◆ **What is required**
Could you copy exactly the lines from the start of the records through the one containing "(0,0) rectangle (952,85);", both included, and leave out the pictures?

--- start of Data ---

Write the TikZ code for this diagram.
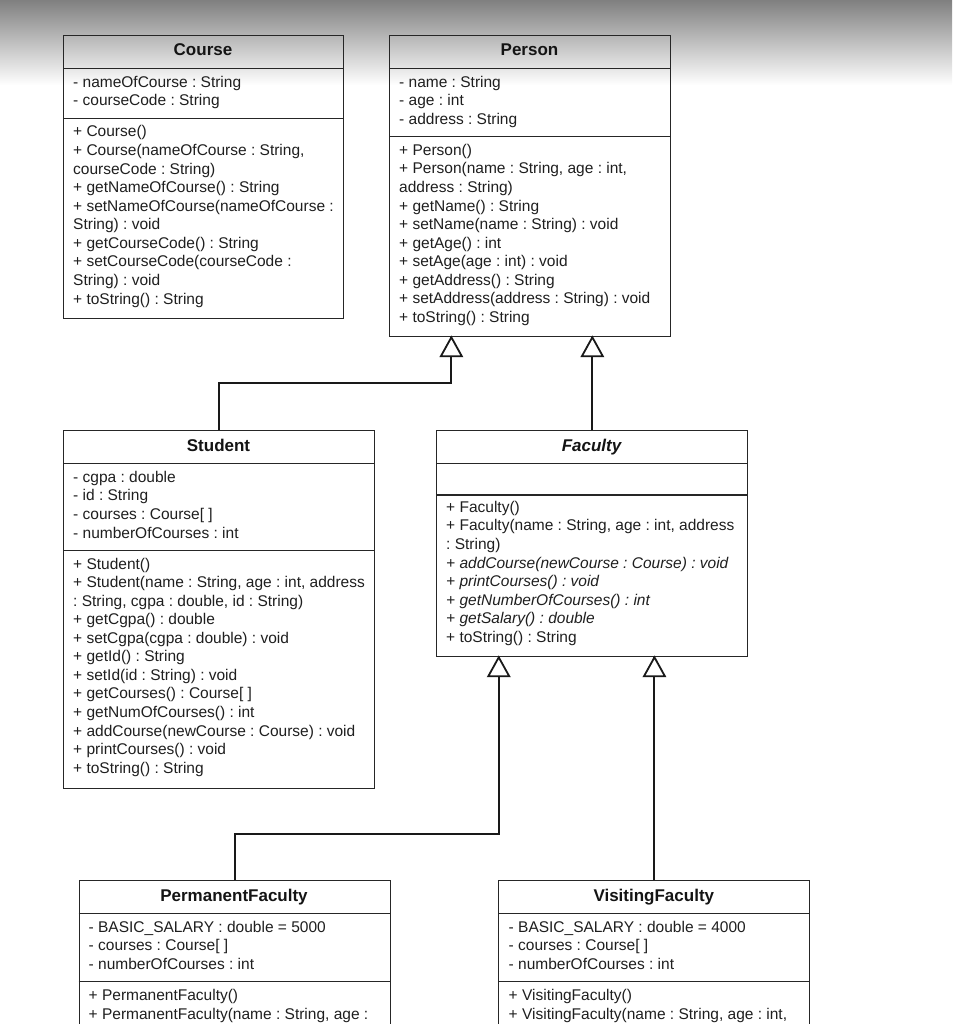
\documentclass[tikz,border=0pt]{standalone}
\usepackage{fontspec}
\setmainfont{Liberation Sans}
\frenchspacing
\tikzset{
  box/.style={draw=black!85, line width=1.3pt, anchor=north west, inner sep=0pt, minimum width=311pt},
  sep/.style={draw=black!85, line width=1.3pt},
  txt/.style={anchor=base west, inner sep=0pt, font=\fontsize{15.5}{18.56}\selectfont, text=black!88},
  head/.style={anchor=base, inner sep=0pt, font=\fontsize{17}{20}\selectfont\bfseries, text=black!92},
  gen/.style={line width=1.8pt, draw=black!90},
  tri/.style={draw=black!90, line width=1.8pt, fill=white, line join=miter}
}
\newcommand\hsep[2]{\draw[sep] ([yshift=-#2pt]#1.north west) -- ([yshift=-#2pt]#1.north east);}
\newcommand\umltext[4]{\foreach \t [count=\i from 0] in {#4} {\node[txt] (#1-\i) at (#2, #3+\i*18.56) {\frenchspacing\t};}}
\begin{document}
\begin{tikzpicture}[x=1pt, y=-1pt]
\useasboundingbox (0,0) rectangle (952,1024);
\fill[white] (0,0) rectangle (952,1024);
\shade[top color=black!50, bottom color=white] (0,0) rectangle (952,85);

% ---------- Course ----------
\node[box, minimum width=280pt, minimum height=282.5pt] (course) at (63,35) {};
\hsep{course}{33.3}
\hsep{course}{83.3}
\node[head] (course-h) at (203,56) {Course};
\umltext{course-a}{73}{87.4}{- nameOfCourse : String, - courseCode : String}
\umltext{course-m}{73}{137}{+ Course(), {+ Course(nameOfCourse : String,}, courseCode : String), + getNameOfCourse() : String, + setNameOfCourse(nameOfCourse :, String) : void, + getCourseCode() : String, + setCourseCode(courseCode :, String) : void, + toString() : String}

% ---------- Person ----------
\node[box, minimum width=281pt, minimum height=301pt] (person) at (389,35) {};
\hsep{person}{33.3}
\hsep{person}{101.7}
\node[head] (person-h) at (529.5,56) {Person};
\umltext{person-a}{399}{87.4}{- name : String, - age : int, - address : String}
\umltext{person-m}{399}{155.4}{+ Person(), {+ Person(name : String, age : int,}, address : String), + getName() : String, + setName(name : String) : void, + getAge() : int, + setAge(age : int) : void, + getAddress() : String, + setAddress(address : String) : void, + toString() : String}

% ---------- Student ----------
\node[box, minimum height=357.5pt] (student) at (63,430) {};
\hsep{student}{33.3}
\hsep{student}{120.3}
\node[head] (student-h) at (218.5,451) {Student};
\umltext{student-a}{73}{482.4}{- cgpa : double, - id : String, - courses : Course[ ], - numberOfCourses : int}
\umltext{student-m}{73}{569}{+ Student(), {+ Student(name : String, age : int, address}, {: String, cgpa : double, id : String)}, + getCgpa() : double, + setCgpa(cgpa : double) : void, + getId() : String, + setId(id : String) : void, + getCourses() : Course[ ], + getNumOfCourses() : int, + addCourse(newCourse : Course) : void, + printCourses() : void, + toString() : String}

% ---------- Faculty ----------
\node[box, minimum height=226pt] (faculty) at (436,430) {};
\hsep{faculty}{33.3}
\hsep{faculty}{65}
\node[head, font=\fontsize{17}{20}\selectfont\bfseries\itshape] (faculty-h) at (591.5,451) {Faculty};
\umltext{faculty-m}{446}{512.4}{+ Faculty(), {+ Faculty(name : String, age : int, address}, : String), {\itshape + addCourse(newCourse : Course) : void}, {\itshape + printCourses() : void}, {\itshape + getNumberOfCourses() : int}, {\itshape + getSalary() : double}, + toString() : String}

% ---------- PermanentFaculty ----------
\node[box, minimum height=170pt] (pf) at (78.5,880) {};
\hsep{pf}{33.3}
\hsep{pf}{101.7}
\node[head] (pf-h) at (234,901) {PermanentFaculty};
\umltext{pf-a}{88.5}{932}{- BASIC\_SALARY : double = 5000, - courses : Course[ ], - numberOfCourses : int}
\umltext{pf-m}{88.5}{1000.7}{+ PermanentFaculty(), {+ PermanentFaculty(name : String, age :}}

% ---------- VisitingFaculty ----------
\node[box, minimum height=170pt] (vf) at (498,880) {};
\hsep{vf}{33.3}
\hsep{vf}{101.7}
\node[head] (vf-h) at (653.8,901) {VisitingFaculty};
\umltext{vf-a}{508.5}{932}{- BASIC\_SALARY : double = 4000, - courses : Course[ ], - numberOfCourses : int}
\umltext{vf-m}{508.5}{1000.7}{+ VisitingFaculty(), {+ VisitingFaculty(name : String, age : int,}}

% ---------- generalisations ----------
\coordinate (t1) at ([xshift=-78.8pt]person.south);
\coordinate (t2) at ([xshift=62.2pt]person.south);
\coordinate (t3) at ([xshift=-93.4pt]faculty.south);
\coordinate (t4) at ([xshift=62.3pt]faculty.south);
\coordinate (j1) at (t1 |- 0,382.7);
\coordinate (j3) at (t3 |- 0,834);
\draw[gen] (student.north) |- (j1) -- (t1);
\draw[gen] (faculty.north) -- (faculty.north |- t2);
\draw[gen] (pf.north) |- (j3) -- (t3);
\draw[gen] (vf.north) -- (vf.north |- t4);
\foreach \p in {t1,t2,t3,t4}
  \draw[tri] (\p) -- ++(-10.5,19) -- ++(21,0) -- cycle;
\end{tikzpicture}
\end{document}
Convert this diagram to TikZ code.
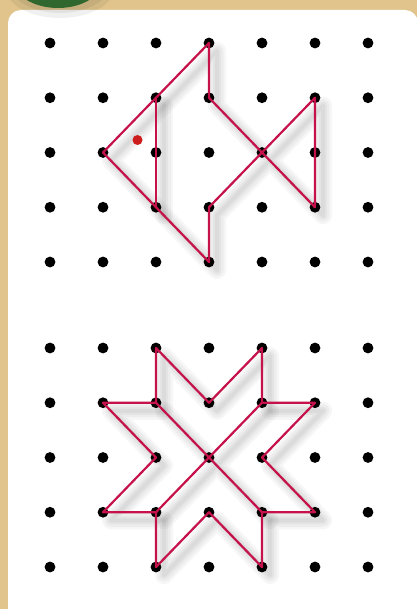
\documentclass[tikz,border=0pt]{standalone}
\definecolor{frametan}{HTML}{E0C48C}
\definecolor{leaf}{HTML}{2F672F}
\definecolor{band}{HTML}{C6124A}
\definecolor{eyered}{HTML}{CC1C1C}

\begin{document}
\begin{tikzpicture}[x=1pt,y=-1pt,
  dot/.style={circle,fill=black,inner sep=0pt,minimum size=10.8pt},
  eye/.style={circle,fill=eyered,inner sep=0pt,minimum size=10pt},
  rubber/.style={band,line width=2.2pt,line join=round,line cap=round},
  haze/.style={black,opacity=.035,line join=round,line cap=round,
               transform canvas={xshift=8pt,yshift=-8pt}}]
  \useasboundingbox (0,0) rectangle (417,609);
  \clip (0,0) rectangle (417,609);
  % board
  \fill[frametan] (0,0) rectangle (417,609);
  \fill[white,rounded corners=13pt] (8,10) rectangle (418,630);
  \fill[black,opacity=.06] (60,-12) ellipse [x radius=54pt,y radius=30pt];
  \fill[black,opacity=.06] (60,-16) ellipse [x radius=50pt,y radius=29pt];
  \fill[leaf] (58,-22) ellipse [x radius=46pt,y radius=30pt];
  % pegs
  \foreach \i in {0,...,6}
    \foreach \j in {0,...,4} {
      \node[dot] (t-\i-\j) at ({50+53*\i},{43+54.75*\j}) {};
      \node[dot] (b-\i-\j) at ({50+53*\i},{348+54.75*\j}) {};
    }
  % shadows
  \foreach \w in {18,13,8,4} {
    \draw[haze,line width=\w pt] (t-3-1.center) -- (t-3-0.center) -- (t-1-2.center)
      -- (t-3-4.center) -- (t-3-3.center) -- (t-5-1.center) -- (t-5-3.center) -- cycle;
    \draw[haze,line width=\w pt] (t-2-1.center) -- (t-2-3.center);
    \draw[haze,line width=\w pt] (b-2-0.center) -- (b-3-1.center) -- (b-4-0.center)
      -- (b-4-1.center) -- (b-5-1.center) -- (b-4-2.center) -- (b-5-3.center)
      -- (b-4-3.center) -- (b-4-4.center) -- (b-3-3.center) -- (b-2-4.center)
      -- (b-2-3.center) -- (b-1-3.center) -- (b-2-2.center) -- (b-1-1.center)
      -- (b-2-1.center) -- cycle;
    \draw[haze,line width=\w pt] (b-2-1.center) -- (b-4-3.center)
      (b-4-1.center) -- (b-2-3.center);
  }
  % fish
  \draw[rubber] (t-3-1.center) -- (t-3-0.center) -- (t-1-2.center)
    -- (t-3-4.center) -- (t-3-3.center) -- (t-5-1.center) -- (t-5-3.center) -- cycle;
  \draw[rubber] (t-2-1.center) -- (t-2-3.center);
  \node[eye] (eye) at (137.5,140) {};
  % star
  \draw[rubber] (b-2-0.center) -- (b-3-1.center) -- (b-4-0.center)
    -- (b-4-1.center) -- (b-5-1.center) -- (b-4-2.center) -- (b-5-3.center)
    -- (b-4-3.center) -- (b-4-4.center) -- (b-3-3.center) -- (b-2-4.center)
    -- (b-2-3.center) -- (b-1-3.center) -- (b-2-2.center) -- (b-1-1.center)
    -- (b-2-1.center) -- cycle;
  \draw[rubber] (b-2-1.center) -- (b-4-3.center);
  \draw[rubber] (b-4-1.center) -- (b-2-3.center);
\end{tikzpicture}
\end{document}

--- end of Data ---

◆ **Exercise response**
Write the TikZ code for this diagram.
\documentclass[tikz,border=0pt]{standalone}
\usepackage{fontspec}
\setmainfont{Liberation Sans}
\frenchspacing
\tikzset{
  box/.style={draw=black!85, line width=1.3pt, anchor=north west, inner sep=0pt, minimum width=311pt},
  sep/.style={draw=black!85, line width=1.3pt},
  txt/.style={anchor=base west, inner sep=0pt, font=\fontsize{15.5}{18.56}\selectfont, text=black!88},
  head/.style={anchor=base, inner sep=0pt, font=\fontsize{17}{20}\selectfont\bfseries, text=black!92},
  gen/.style={line width=1.8pt, draw=black!90},
  tri/.style={draw=black!90, line width=1.8pt, fill=white, line join=miter}
}
\newcommand\hsep[2]{\draw[sep] ([yshift=-#2pt]#1.north west) -- ([yshift=-#2pt]#1.north east);}
\newcommand\umltext[4]{\foreach \t [count=\i from 0] in {#4} {\node[txt] (#1-\i) at (#2, #3+\i*18.56) {\frenchspacing\t};}}
\begin{document}
\begin{tikzpicture}[x=1pt, y=-1pt]
\useasboundingbox (0,0) rectangle (952,1024);
\fill[white] (0,0) rectangle (952,1024);
\shade[top color=black!50, bottom color=white] (0,0) rectangle (952,85);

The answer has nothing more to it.